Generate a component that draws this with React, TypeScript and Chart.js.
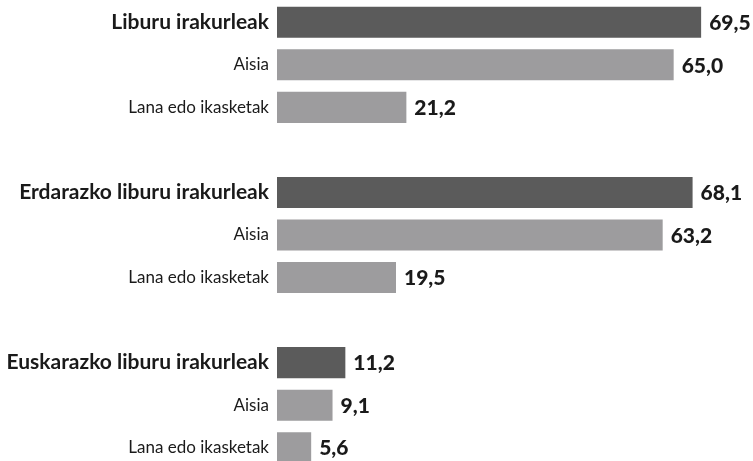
import React, { useEffect, useRef } from "react";
import { Chart, registerables } from "chart.js";

Chart.register(...registerables);

const categories = [
  "Liburu irakurleak",
  "Aisia",
  "Lana edo ikasketak",
  "",
  "Erdarazko liburu irakurleak",
  "Aisia",
  "Lana edo ikasketak",
  "",
  "Euskarazko liburu irakurleak",
  "Aisia",
  "Lana edo ikasketak",
];
const values: (number | null)[] = [69.5, 65.0, 21.2, null, 68.1, 63.2, 19.5, null, 11.2, 9.1, 5.6];
const isHeader = [true, false, false, false, true, false, false, false, true, false, false];

const DARK = "#5b5b5b";
const LIGHT = "#9d9c9e";
const FONT = "Lato, 'Liberation Sans', sans-serif";

const valueLabels = {
  id: "valueLabels",
  afterDatasetsDraw(chart: any) {
    const ctx = chart.ctx;
    const meta = chart.getDatasetMeta(0);
    ctx.save();
    ctx.font = `900 21px ${FONT}`;
    ctx.fillStyle = "#1a1a1a";
    ctx.textBaseline = "middle";
    ctx.textAlign = "left";
    meta.data.forEach((bar: any, i: number) => {
      const v = values[i];
      if (v === null || v === undefined) return;
      const txt = v.toFixed(1).replace(".", ",");
      const w = ctx.measureText(txt).width;
      let x = bar.x + 8;
      if (x + w > chart.width) x = chart.width - w;
      ctx.fillText(txt, x, bar.y + 1);
    });
    ctx.restore();
  },
};

export default function App() {
  const ref = useRef<HTMLCanvasElement>(null);
  useEffect(() => {
    if (!ref.current) return;
    const chart = new Chart(ref.current, {
      type: "bar",
      data: {
        labels: categories,
        datasets: [
          {
            data: values as any,
            backgroundColor: isHeader.map((h) => (h ? DARK : LIGHT)),
            barPercentage: 0.73,
            categoryPercentage: 1,
          },
        ],
      },
      options: {
        indexAxis: "y",
        animation: false,
        responsive: false,
        maintainAspectRatio: false,
        layout: { padding: { top: 1, bottom: 1, left: 0, right: 0 } },
        plugins: { legend: { display: false }, tooltip: { enabled: false } },
        scales: {
          x: { display: false, min: 0, max: 78 },
          y: {
            grid: { display: false, drawTicks: false },
            border: { display: false },
            ticks: {
              padding: 8,
              color: "#1a1a1a",
              font: (c: any) =>
                isHeader[c.index]
                  ? { family: FONT, size: 21, weight: "bold" }
                  : { family: FONT, size: 17, weight: "normal" },
            },
            afterFit: (scale: any) => {
              scale.width = 277;
              scale.paddingTop = 0;
              scale.paddingBottom = 0;
            },
          },
        },
      },
      plugins: [valueLabels],
    });
    return () => chart.destroy();
  }, []);
  return (
    <div style={{ position: "absolute", left: 0, top: 0, width: 753, height: 461, overflow: "hidden", background: "#fff" }}>
      <canvas ref={ref} width={753} height={470} style={{ display: "block" }} />
    </div>
  );
}
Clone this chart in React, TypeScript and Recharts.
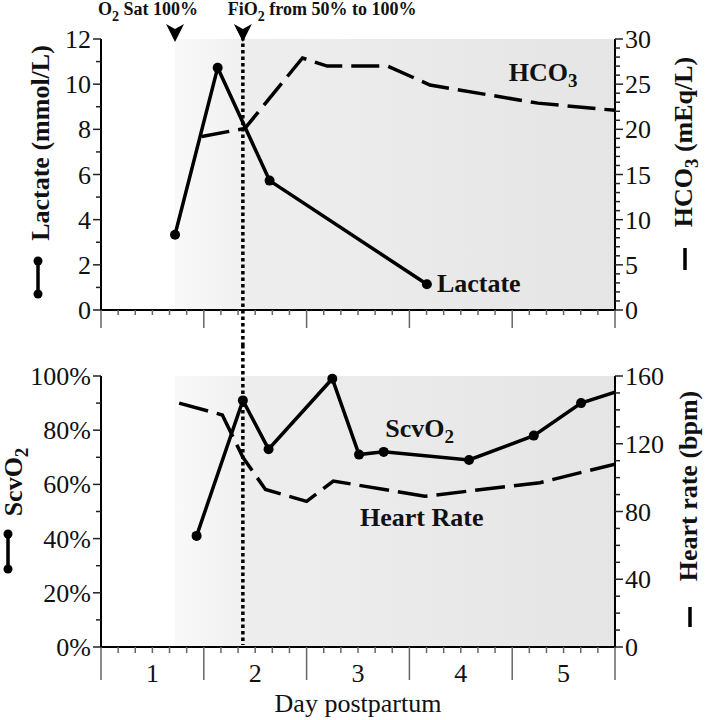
import {
  ComposedChart,
  Line,
  XAxis,
  YAxis,
  ReferenceArea,
  ReferenceLine,
  ReferenceDot,
} from 'recharts';

const FONT = '"Liberation Serif", "Times New Roman", Times, serif';
const W = 707;
const TOP_H = 345;
const BOTTOM_H = 375;

// lactate (mmol/L) - top panel, left axis
const lactateDays = [1.22, 1.635, 2.14, 3.67];
const lactateValues = [3.33, 10.73, 5.73, 1.14];

// HCO3 (mEq/L) - top panel, right axis
const hco3Days = [1.48, 1.9, 2.46, 2.7, 3.29, 3.7, 4.75, 5.5];
const hco3Values = [19.2, 20.1, 27.9, 27.0, 27.0, 24.9, 22.9, 22.1];

// ScvO2 (%) - bottom panel, left axis
const scvo2Days = [1.43, 1.88, 2.13, 2.75, 3.01, 3.25, 4.08, 4.71, 5.17, 5.5];
const scvo2Values = [41, 91, 73, 99, 71, 72, 69, 78, 90, 94];

// heart rate (bpm) - bottom panel, right axis
const hrDays = [1.26, 1.68, 1.88, 2.1, 2.5, 2.76, 3.65, 4.77, 5.5];
const hrValues = [144, 137, 112, 93, 86, 98, 89, 97, 108];

const dayLabels = [1, 2, 3, 4, 5];
const lactateTicks = [0, 2, 4, 6, 8, 10, 12];
const hco3Ticks = [0, 5, 10, 15, 20, 25, 30];
const scvo2Ticks = [0, 20, 40, 60, 80, 100];
const hrTicks = [0, 40, 80, 120, 160];

const o2SatDay = 1.22;
const fio2Day = 1.88;
const firstEdge = 0.5;
const lastEdge = 5.5;

const lactateData = lactateDays.map((day, i) => ({ day, lactate: lactateValues[i] }));
const hco3Data = hco3Days.map((day, i) => ({ day, hco3: hco3Values[i] }));
const scvo2Data = scvo2Days.map((day, i) => ({ day, scvo2: scvo2Values[i] }));
const hrData = hrDays.map((day, i) => ({ day, hr: hrValues[i] }));

// tick positions incl. minor ticks
const withMinor = (lo: number, hi: number, step: number) => {
  const out: number[] = [];
  for (let v = lo; v <= hi + 1e-9; v += step) out.push(+v.toFixed(4));
  return out;
};
const xTicks = withMinor(firstEdge, lastEdge, 1 / 6);
const isEdge = (v: number) => Math.abs(v - firstEdge - Math.round(v - firstEdge)) < 1e-3;
const isDay = (v: number) => dayLabels.some((d) => Math.abs(d - v) < 1e-3);

const makeYTick =
  (side: 'left' | 'right', majors: number[], fmt: (v: number) => string) =>
  (p: any) => {
    const v = p.payload.value;
    const major = majors.includes(v);
    const dir = side === 'left' ? -1 : 1;
    return (
      <g key={`t${side}${v}`}>
        <line x1={p.x} x2={p.x + dir * (major ? 8 : 5)} y1={p.y} y2={p.y} stroke="#222" strokeWidth={1.5} />
        {major && (
          <text
            x={p.x + dir * 10}
            y={p.y + 9}
            textAnchor={side === 'left' ? 'end' : 'start'}
            fontSize={26}
            fontFamily={FONT}
            fill="#111"
          >
            {fmt(v)}
          </text>
        )}
      </g>
    );
  };

const makeXTick = (majorLen: number, minorLen: number, labels: boolean) => (p: any) => {
  const v = p.payload.value;
  const edge = isEdge(v);
  return (
    <g key={`x${v}`}>
      <line x1={p.x} x2={p.x} y1={p.y} y2={p.y + (edge ? majorLen : minorLen)} stroke="#666" strokeWidth={1.5} />
      {labels && isDay(v) && (
        <text x={p.x} y={p.y + 35} textAnchor="middle" fontSize={26} fontFamily={FONT} fill="#111">
          {Math.round(v)}
        </text>
      )}
    </g>
  );
};

// text with one subscript: before + sub + after
const subText = (before: string, sub: string, after = '', subSize = 19) => (
  <>
    {before}
    <tspan dy={6} fontSize={subSize}>
      {sub}
    </tspan>
    {after ? <tspan dy={-6}>{after}</tspan> : null}
  </>
);

const DotIcon = ({ x, y1, y2 }: { x: number; y1: number; y2: number }) => (
  <g>
    <line x1={x} x2={x} y1={y1} y2={y2} stroke="#000" strokeWidth={3.5} />
    <circle cx={x} cy={y1} r={4.5} fill="#000" />
    <circle cx={x} cy={y2} r={4.5} fill="#000" />
  </g>
);

const BarIcon = ({ x, y1, y2 }: { x: number; y1: number; y2: number }) => (
  <line x1={x} x2={x} y1={y1} y2={y2} stroke="#000" strokeWidth={3.5} />
);

const rotText = (x: number, y: number, content: any) => (
  <text
    x={x}
    y={y}
    transform={`rotate(-90 ${x} ${y})`}
    textAnchor="middle"
    fontSize={26}
    fontWeight="bold"
    fontFamily={FONT}
    fill="#111"
  >
    {content}
  </text>
);

const Arrow = ({ cx, cy, textDx, anchor, children }: any) => {
  const top = cy - 15;
  const tip = cy + 3;
  return (
    <g>
      <path d={`M${cx - 9},${top} L${cx},${top + 5} L${cx + 9},${top} L${cx},${tip} Z`} fill="#000" />
      <text x={cx + textDx} y={cy - 24} textAnchor={anchor} fontSize={18} fontWeight="bold" fontFamily={FONT} fill="#111">
        {children}
      </text>
    </g>
  );
};

const TextMark = ({ cx, cy, dx = 0, anchor = 'middle', children }: any) => (
  <text x={cx + dx} y={cy + 9} textAnchor={anchor} fontSize={26} fontWeight="bold" fontFamily={FONT} fill="#111">
    {children}
  </text>
);

const Gradients = ({ id }: { id: string }) => (
  <defs>
    <linearGradient id={`${id}Light`} x1="0" y1="0" x2="1" y2="0">
      <stop offset="0%" stopColor="#f9f9f9" />
      <stop offset="100%" stopColor="#f0f0f0" />
    </linearGradient>
    <linearGradient id={`${id}Dark`} x1="0" y1="0" x2="1" y2="0">
      <stop offset="0%" stopColor="#eeeeee" />
      <stop offset="100%" stopColor="#e5e5e5" />
    </linearGradient>
  </defs>
);

const dottedProps = { stroke: '#000', strokeWidth: 3.5, strokeDasharray: '3.5 3' };

function TopChart() {
  return (
    <ComposedChart width={W} height={TOP_H} margin={{ top: 39, right: 46, bottom: 0, left: 55 }}>
      <Gradients id="top" />
      <ReferenceArea yAxisId="lac" x1={o2SatDay} x2={fio2Day} y1={0} y2={12} fill="url(#topLight)" fillOpacity={1} stroke="none" />
      <ReferenceArea yAxisId="lac" x1={fio2Day} x2={lastEdge} y1={0} y2={12} fill="url(#topDark)" fillOpacity={1} stroke="none" />
      <XAxis
        type="number"
        dataKey="day"
        domain={[firstEdge, lastEdge]}
        ticks={xTicks}
        interval={0}
        height={35}
        tickSize={0}
        tickMargin={0}
        tickLine={false}
        tick={makeXTick(18, 5, false)}
        axisLine={{ stroke: '#000', strokeWidth: 2 }}
        allowDataOverflow
      />
      <YAxis
        yAxisId="lac"
        type="number"
        domain={[0, 12]}
        ticks={withMinor(0, 12, 1)}
        interval={0}
        width={46}
        tickSize={0}
        tickMargin={0}
        tickLine={false}
        tick={makeYTick('left', lactateTicks, (v) => String(v))}
        axisLine={{ stroke: '#000', strokeWidth: 2 }}
        label={{
          content: (p: any) => {
            const vb = p.viewBox;
            if (!vb) return null;
            const ax = vb.x + vb.width;
            return (
              <g>
                {rotText(ax - 52, vb.y + 104, 'Lactate (mmol/L)')}
                <DotIcon x={ax - 63} y1={vb.y + 222} y2={vb.y + 255} />
              </g>
            );
          },
        }}
      />
      <YAxis
        yAxisId="hco3"
        orientation="right"
        type="number"
        domain={[0, 30]}
        ticks={withMinor(0, 30, 1)}
        interval={0}
        width={46}
        tickSize={0}
        tickMargin={0}
        tickLine={false}
        tick={makeYTick('right', hco3Ticks, (v) => String(v))}
        axisLine={{ stroke: '#000', strokeWidth: 2 }}
        label={{
          content: (p: any) => {
            const vb = p.viewBox;
            if (!vb) return null;
            const ax = vb.x;
            return (
              <g>
                {rotText(ax + 77, vb.y + 103, subText('HCO', '3', ' (mEq/L)'))}
                <BarIcon x={ax + 70} y1={vb.y + 209} y2={vb.y + 231} />
              </g>
            );
          },
        }}
      />
      <ReferenceLine
        yAxisId="lac"
        x={fio2Day}
        shape={(p: any) => (
          <line x1={p.x1} x2={p.x2} y1={Math.min(p.y1, p.y2) - 2} y2={TOP_H} {...dottedProps} />
        )}
      />
      <Line
        yAxisId="hco3"
        data={hco3Data}
        dataKey="hco3"
        type="linear"
        stroke="#000"
        strokeWidth={3.5}
        strokeDasharray="28 9"
        dot={false}
        isAnimationActive={false}
      />
      <Line
        yAxisId="lac"
        data={lactateData}
        dataKey="lactate"
        type="linear"
        stroke="#000"
        strokeWidth={3.5}
        dot={{ r: 5, fill: '#000', stroke: '#000', strokeWidth: 0 }}
        isAnimationActive={false}
      />
      <ReferenceDot
        yAxisId="lac"
        x={o2SatDay}
        y={12}
        shape={(p: any) => (
          <Arrow cx={p.cx} cy={p.cy} textDx={-27} anchor="middle">
            {subText('O', '2', ' Sat 100%', 14)}
          </Arrow>
        )}
      />
      <ReferenceDot
        yAxisId="lac"
        x={fio2Day}
        y={12}
        shape={(p: any) => (
          <Arrow cx={p.cx} cy={p.cy} textDx={-15} anchor="start">
            {subText('FiO', '2', ' from 50% to 100%', 14)}
          </Arrow>
        )}
      />
      <ReferenceDot
        yAxisId="hco3"
        x={4.8}
        y={26.4}
        shape={(p: any) => (
          <TextMark cx={p.cx} cy={p.cy}>
            {subText('HCO', '3')}
          </TextMark>
        )}
      />
      <ReferenceDot
        yAxisId="lac"
        x={lactateDays[lactateDays.length - 1]}
        y={lactateValues[lactateValues.length - 1]}
        shape={(p: any) => (
          <TextMark cx={p.cx} cy={p.cy - 1} dx={10} anchor="start">
            Lactate
          </TextMark>
        )}
      />
    </ComposedChart>
  );
}

function BottomChart() {
  const last = scvo2Days.length - 1;
  return (
    <ComposedChart width={W} height={BOTTOM_H} margin={{ top: 31, right: 46, bottom: 0, left: 55 }}>
      <Gradients id="bot" />
      <ReferenceArea yAxisId="scv" x1={o2SatDay} x2={fio2Day} y1={0} y2={100} fill="url(#botLight)" fillOpacity={1} stroke="none" />
      <ReferenceArea yAxisId="scv" x1={fio2Day} x2={lastEdge} y1={0} y2={100} fill="url(#botDark)" fillOpacity={1} stroke="none" />
      <XAxis
        type="number"
        dataKey="day"
        domain={[firstEdge, lastEdge]}
        ticks={xTicks}
        interval={0}
        height={73}
        tickSize={0}
        tickMargin={0}
        tickLine={false}
        tick={makeXTick(33, 6, true)}
        axisLine={{ stroke: '#000', strokeWidth: 2 }}
        allowDataOverflow
        label={{
          content: (p: any) => {
            const vb = p.viewBox;
            if (!vb) return null;
            return (
              <text x={vb.x + vb.width / 2} y={vb.y + 65} textAnchor="middle" fontSize={26} fontFamily={FONT} fill="#111">
                Day postpartum
              </text>
            );
          },
        }}
      />
      <YAxis
        yAxisId="scv"
        type="number"
        domain={[0, 100]}
        ticks={withMinor(0, 100, 10)}
        interval={0}
        width={46}
        tickSize={0}
        tickMargin={0}
        tickLine={false}
        tick={makeYTick('left', scvo2Ticks, (v) => `${v}%`)}
        axisLine={{ stroke: '#000', strokeWidth: 2 }}
        label={{
          content: (p: any) => {
            const vb = p.viewBox;
            if (!vb) return null;
            const ax = vb.x + vb.width;
            return (
              <g>
                {rotText(ax - 79, vb.y + 106, subText('ScvO', '2'))}
                <DotIcon x={ax - 93} y1={vb.y + 158} y2={vb.y + 193} />
              </g>
            );
          },
        }}
      />
      <YAxis
        yAxisId="hr"
        orientation="right"
        type="number"
        domain={[0, 160]}
        ticks={withMinor(0, 160, 10)}
        interval={0}
        width={46}
        tickSize={0}
        tickMargin={0}
        tickLine={false}
        tick={makeYTick('right', hrTicks, (v) => String(v))}
        axisLine={{ stroke: '#000', strokeWidth: 2 }}
        label={{
          content: (p: any) => {
            const vb = p.viewBox;
            if (!vb) return null;
            const ax = vb.x;
            return (
              <g>
                {rotText(ax + 82, vb.y + 110, 'Heart rate (bpm)')}
                <BarIcon x={ax + 75} y1={vb.y + 231} y2={vb.y + 251} />
              </g>
            );
          },
        }}
      />
      <ReferenceLine
        yAxisId="scv"
        x={fio2Day}
        shape={(p: any) => (
          <line x1={p.x1} x2={p.x2} y1={0} y2={Math.max(p.y1, p.y2) - 2} {...dottedProps} />
        )}
      />
      <Line
        yAxisId="hr"
        data={hrData}
        dataKey="hr"
        type="linear"
        stroke="#000"
        strokeWidth={3.5}
        strokeDasharray="30 9"
        dot={false}
        isAnimationActive={false}
      />
      <Line
        yAxisId="scv"
        data={scvo2Data}
        dataKey="scvo2"
        type="linear"
        stroke="#000"
        strokeWidth={3.5}
        dot={(p: any) =>
          p.index === last ? (
            <g key={`sd${p.index}`} />
          ) : (
            <circle key={`sd${p.index}`} cx={p.cx} cy={p.cy} r={5} fill="#000" />
          )
        }
        isAnimationActive={false}
      />
      <ReferenceDot
        yAxisId="scv"
        x={3.6}
        y={80.8}
        shape={(p: any) => (
          <TextMark cx={p.cx} cy={p.cy}>
            {subText('ScvO', '2')}
          </TextMark>
        )}
      />
      <ReferenceDot
        yAxisId="scv"
        x={3.62}
        y={48}
        shape={(p: any) => <TextMark cx={p.cx} cy={p.cy}>Heart Rate</TextMark>}
      />
    </ComposedChart>
  );
}

export default function App() {
  return (
    <div style={{ position: 'absolute', left: 0, top: 0, width: W, height: 720, background: '#fff' }}>
      <div style={{ position: 'absolute', left: 0, top: 0 }}>
        <TopChart />
      </div>
      <div style={{ position: 'absolute', left: 0, top: TOP_H }}>
        <BottomChart />
      </div>
    </div>
  );
}
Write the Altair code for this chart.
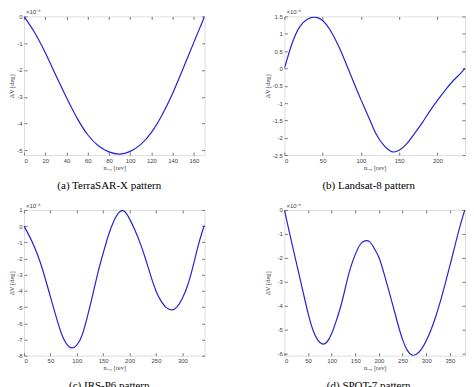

# Goal
Give the lines above again exactly, from the one containing "Clone this chart" to the one containing "const BOTTOM_H = 375;", both included, but leave out the pictures.

# The response
Clone this chart in React, TypeScript and Recharts.
import {
  ComposedChart,
  Line,
  XAxis,
  YAxis,
  ReferenceArea,
  ReferenceLine,
  ReferenceDot,
} from 'recharts';

const FONT = '"Liberation Serif", "Times New Roman", Times, serif';
const W = 707;
const TOP_H = 345;
const BOTTOM_H = 375;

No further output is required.